In order for a gestational agreement to be validated, Section 160.754 of the Texas Family Code requires that the intended parents be married to each other and that each intended parent be a party to the gestational agreement. The marriage requirement has sparked much debate among different counties throughout the State of Texas, as to whether or not the statute requires an intended parent to be married, or whether the statute implies only that if you are an intended parent who is married, then both you and your spouse must both be parties to the gestational agreement. To attempt to clarify this issue, the Texas legislature considered revising the gestational statute to apply to a single intended parent; however, the proposed revisions were not adopted.

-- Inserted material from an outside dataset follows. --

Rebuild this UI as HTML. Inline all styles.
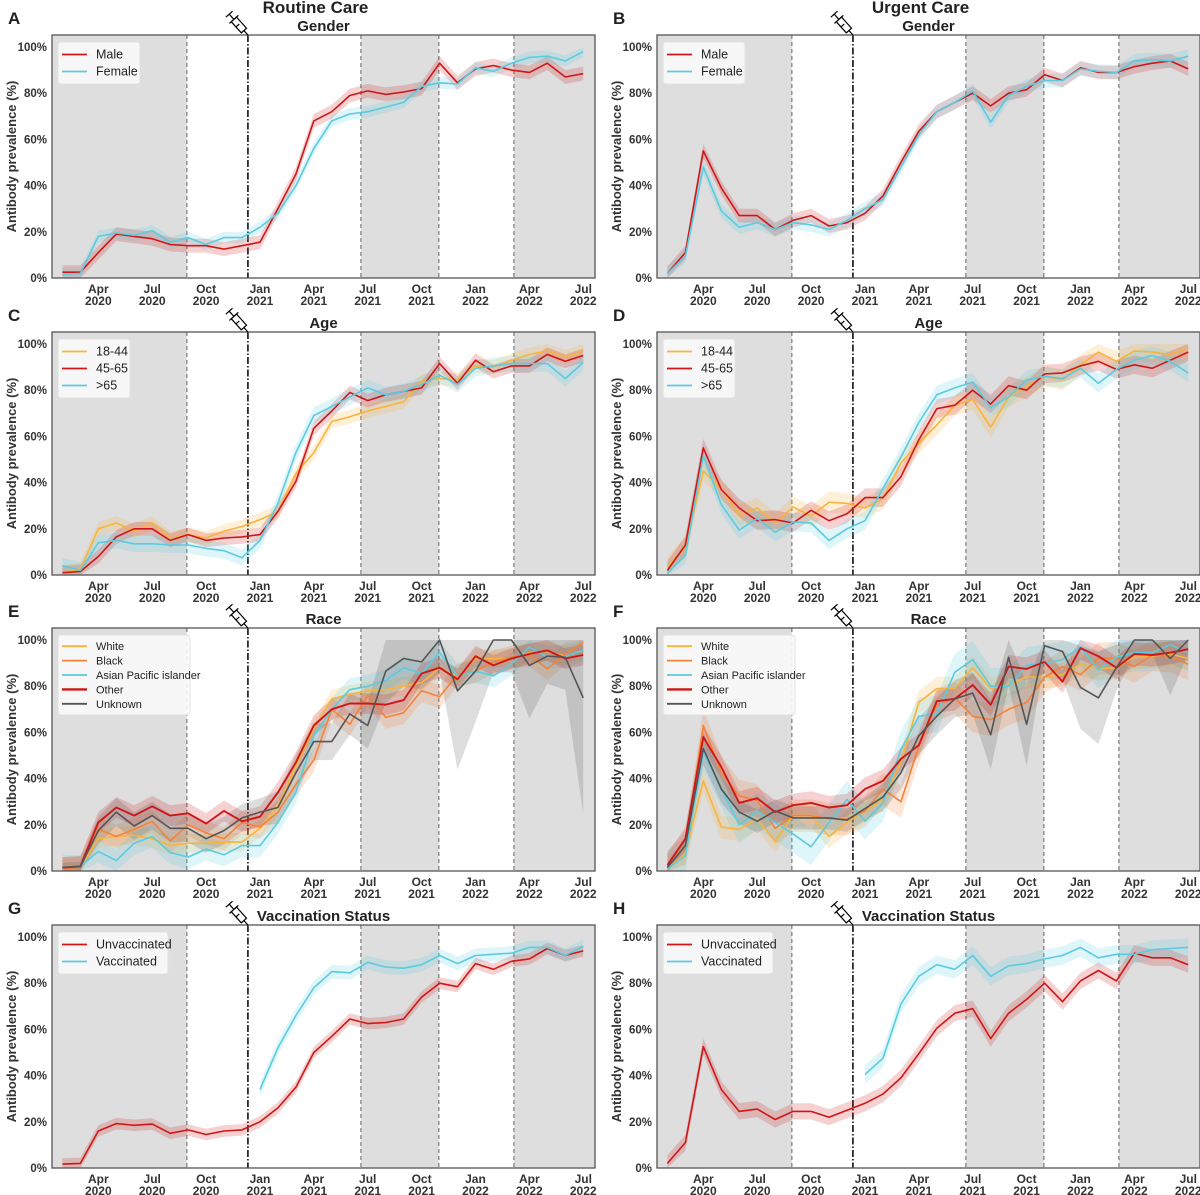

In addition, pursuant to Section 160.754, the gestational agreement must require that the eggs used in the assisted reproductive procedure not come from the gestational mother, which signifies that traditional surrogacy is expressly not protected under the statute.
The gestational agreement must also contain language that the physician who is going to perform the assisted reproductive procedure inform the parties of the rate of successful conceptions and births attributable to procedure, the potential health risks associated with implementation and fertility drugs, expenses related to the procedure, and any reasonably foreseeable psychological effects resulting from the procedure. Much like the sixty day “cooling off” period required for finalizing a divorce, Section 160.754 of the Texas Family Code requires that the gestational agreement be entered into at least fourteen days prior to the date of the transfer of any eggs, sperm or embryos to the gestational mother for purposes of conception or implantation.
Finally, the gestational agreement may not limit the right of the gestational mother to make independent decisions to safeguard her health or the health of an embryo. Provided that the gestational agreement meets the requirements of Section 160.754 of the Texas Family Code, the parties then must obtain an order from the court validating the gestational agreement in order for the gestational agreement to be enforceable under the Texas law. This initial order validating the gestational agreement is often referred to by practitioners and medical professionals as the “pre-birth order.” The pre-birth order names the intended parents as the parents of any child born pursuant to the gestational agreement, orders that the intended parents shall be entitled to make all health care decisions regarding the child, orders any hospital or birthing center where the child is born to list the intended parents as the parents of the child on any birth certificate or vital records, and orders the Texas Bureau of Vital Statistics to issue an original birth certificate listing the intended parents as the parents of the child.
Upon the birth of the child, a Notice of Birth is filed with the Court, notifying the Court that a child was born pursuant to the gestational agreement. At the same time that the Notice of Birth is filed, an order confirming parentage is entered by the Court, which confirms the intended parents as the parents of the child and orders the gestational mother to turn the child over to the intended parents, if not already done.
Even though Texas is considered a “surrogacy friendly” state, there are still areas of surrogacy that are not addressed by the statute. It is anticipated that as this area of the law grows, so will the case law and further statutes helping to define this relatively new area.